— begin —
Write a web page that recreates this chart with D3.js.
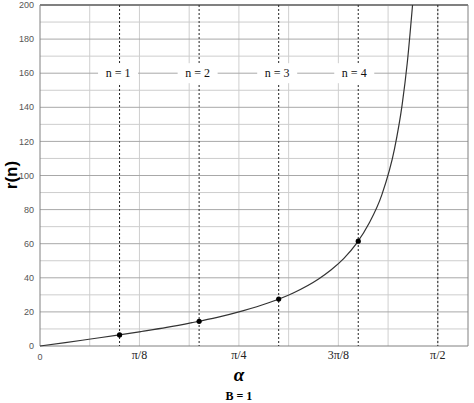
<!DOCTYPE html>
<html>
<head>
<meta charset="utf-8">
<script src="https://cdn.jsdelivr.net/npm/d3@7"></script>
<style>
  body { margin: 0; background: #fff; }
  svg { display: block; }
</style>
</head>
<body>
<div id="chart"></div>
<script>
// curve r(alpha), values
var curveAlpha = [0, 0.1, 0.2, 0.3, 0.4, 0.5, 0.6, 0.7, 0.8, 0.9, 1.0, 1.1, 1.15, 1.2, 1.25, 1.3, 1.35, 1.4, 1.43, 1.45, 1.471];
var curveR     = [0, 2.0, 4.1, 6.2, 8.5, 10.9, 13.7, 16.8, 20.6, 25.2, 31.1, 39.3, 44.7, 51.4, 60.2, 72.1, 88.8, 115.8, 141.6, 165.8, 200];

// marked points n = 1..4 (alpha = n*pi/10)
var pointN = [1, 2, 3, 4];
var pointR = [6.5, 14.5, 27.5, 61.5];
var dashedN = [1, 2, 3, 4, 5];

// x tick labels
var xTickVals = [Math.PI / 8, Math.PI / 4, 3 * Math.PI / 8, Math.PI / 2];
var xTickText = ['\u03c0/8', '\u03c0/4', '3\u03c0/8', '\u03c0/2'];
var yTicks = d3.range(0, 201, 20);

var SERIF = '"Liberation Serif", "Times New Roman", serif';
var SANS = '"Liberation Sans", Arial, sans-serif';

var w = 474, h = 403;
var svg = d3.select('#chart').append('svg').attr('width', w).attr('height', h);

var x = d3.scaleLinear().domain([0, 1.69]).range([40, 468]);
var y = d3.scaleLinear().domain([0, 200]).range([346, 5]);

// grid
var grid = svg.append('g');
grid.selectAll('line.v').data(d3.range(1, 9).map(function(k) { return k * Math.PI / 16; }))
  .enter().append('line')
  .attr('x1', function(d) { return x(d); }).attr('x2', function(d) { return x(d); })
  .attr('y1', y(200)).attr('y2', y(0))
  .attr('stroke', '#cfcfcf').attr('stroke-width', 1);
grid.selectAll('line.h').data(d3.range(10, 200, 10))
  .enter().append('line')
  .attr('x1', x(0)).attr('x2', x.range()[1])
  .attr('y1', function(d) { return y(d); }).attr('y2', function(d) { return y(d); })
  .attr('stroke', function(d) { return d % 20 === 0 ? '#a8a8a8' : '#cdcdcd'; })
  .attr('stroke-width', 1);

// frame
svg.append('line').attr('x1', x(0)).attr('x2', x.range()[1]).attr('y1', y(200)).attr('y2', y(200))
  .attr('stroke', '#808080').attr('stroke-width', 2);
svg.append('line').attr('x1', x.range()[1]).attr('x2', x.range()[1]).attr('y1', y(200)).attr('y2', y(0))
  .attr('stroke', '#808080').attr('stroke-width', 1);
svg.append('line').attr('x1', x(0)).attr('x2', x(0)).attr('y1', y(200)).attr('y2', y(0))
  .attr('stroke', '#808080').attr('stroke-width', 1);
svg.append('line').attr('x1', x(0)).attr('x2', x.range()[1]).attr('y1', y(0)).attr('y2', y(0))
  .attr('stroke', '#808080').attr('stroke-width', 1);

// dashed n lines
svg.append('g').selectAll('line').data(dashedN).enter().append('line')
  .attr('x1', function(d) { return x(d * Math.PI / 10); }).attr('x2', function(d) { return x(d * Math.PI / 10); })
  .attr('y1', y(200)).attr('y2', y(0))
  .attr('stroke', '#222').attr('stroke-width', 1).attr('stroke-dasharray', '2,2');

// n labels with white boxes
var lab = svg.append('g').selectAll('g').data(pointN).enter().append('g')
  .attr('transform', function(d) { return 'translate(' + (x(d * Math.PI / 10) - (d === 4 ? 4 : 1.5)) + ',' + y(160) + ')'; });
lab.append('rect').attr('x', -20).attr('y', -10).attr('width', 40).attr('height', 20).attr('fill', '#fff');
lab.append('text').attr('text-anchor', 'middle').attr('dy', '0.35em')
  .style('font-family', SERIF).style('font-size', '12px').attr('fill', '#111')
  .text(function(d) { return 'n = ' + d; });

// curve
var curveData = curveAlpha.map(function(a, i) { return { a: a, r: curveR[i] }; });
var line = d3.line()
  .x(function(d) { return x(d.a); })
  .y(function(d) { return y(d.r); })
  .curve(d3.curveMonotoneX);
svg.append('path').datum(curveData).attr('d', line)
  .attr('fill', 'none').attr('stroke', '#333').attr('stroke-width', 1.2);

// points
svg.append('g').selectAll('circle').data(pointN).enter().append('circle')
  .attr('cx', function(d) { return x(d * Math.PI / 10); })
  .attr('cy', function(d, i) { return y(pointR[i]); })
  .attr('r', 2.6).attr('fill', '#000');

// y tick labels
svg.append('g').selectAll('text').data(yTicks).enter().append('text')
  .attr('x', 34).attr('y', function(d) { return y(d); }).attr('dy', '0.35em')
  .attr('text-anchor', 'end')
  .style('font-family', SANS).style('font-size', '9px').attr('fill', '#555')
  .text(function(d) { return d; });

// x tick labels
svg.append('text').attr('x', x(0)).attr('y', 360).attr('text-anchor', 'middle')
  .style('font-family', SANS).style('font-size', '9px').attr('fill', '#555')
  .text('0');
svg.append('g').selectAll('text').data(xTickVals).enter().append('text')
  .attr('x', function(d) { return x(d); }).attr('y', 359).attr('text-anchor', 'middle')
  .style('font-family', SERIF).style('font-size', '12px').attr('fill', '#222')
  .text(function(d, i) { return xTickText[i]; });

// axis titles
svg.append('text').attr('x', x(Math.PI / 4)).attr('y', 381).attr('text-anchor', 'middle')
  .style('font-family', SERIF).style('font-size', '19px')
  .style('font-weight', 'bold').style('font-style', 'italic').attr('fill', '#000')
  .text('\u03b1');
svg.append('text').attr('x', x(Math.PI / 4)).attr('y', 400).attr('text-anchor', 'middle')
  .style('font-family', SERIF).style('font-size', '12px')
  .style('font-weight', 'bold').attr('fill', '#000')
  .text('B = 1');
svg.append('text').attr('transform', 'translate(17,175) rotate(-90)').attr('text-anchor', 'middle')
  .style('font-family', SANS).style('font-size', '17px')
  .style('font-weight', 'bold').attr('fill', '#000')
  .text('r(n)');
</script>
</body>
</html>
— end —
→ TASK
From the first line of the material down to the line containing "var dashedN = [1, 2, 3, 4, 5];", inclusive, return each line exactly, skipping any picture.

→ CORRECT OUTPUT
Write a web page that recreates this chart with D3.js.
<!DOCTYPE html>
<html>
<head>
<meta charset="utf-8">
<script src="https://cdn.jsdelivr.net/npm/d3@7"></script>
<style>
  body { margin: 0; background: #fff; }
  svg { display: block; }
</style>
</head>
<body>
<div id="chart"></div>
<script>
// curve r(alpha), values
var curveAlpha = [0, 0.1, 0.2, 0.3, 0.4, 0.5, 0.6, 0.7, 0.8, 0.9, 1.0, 1.1, 1.15, 1.2, 1.25, 1.3, 1.35, 1.4, 1.43, 1.45, 1.471];
var curveR     = [0, 2.0, 4.1, 6.2, 8.5, 10.9, 13.7, 16.8, 20.6, 25.2, 31.1, 39.3, 44.7, 51.4, 60.2, 72.1, 88.8, 115.8, 141.6, 165.8, 200];

// marked points n = 1..4 (alpha = n*pi/10)
var pointN = [1, 2, 3, 4];
var pointR = [6.5, 14.5, 27.5, 61.5];
var dashedN = [1, 2, 3, 4, 5];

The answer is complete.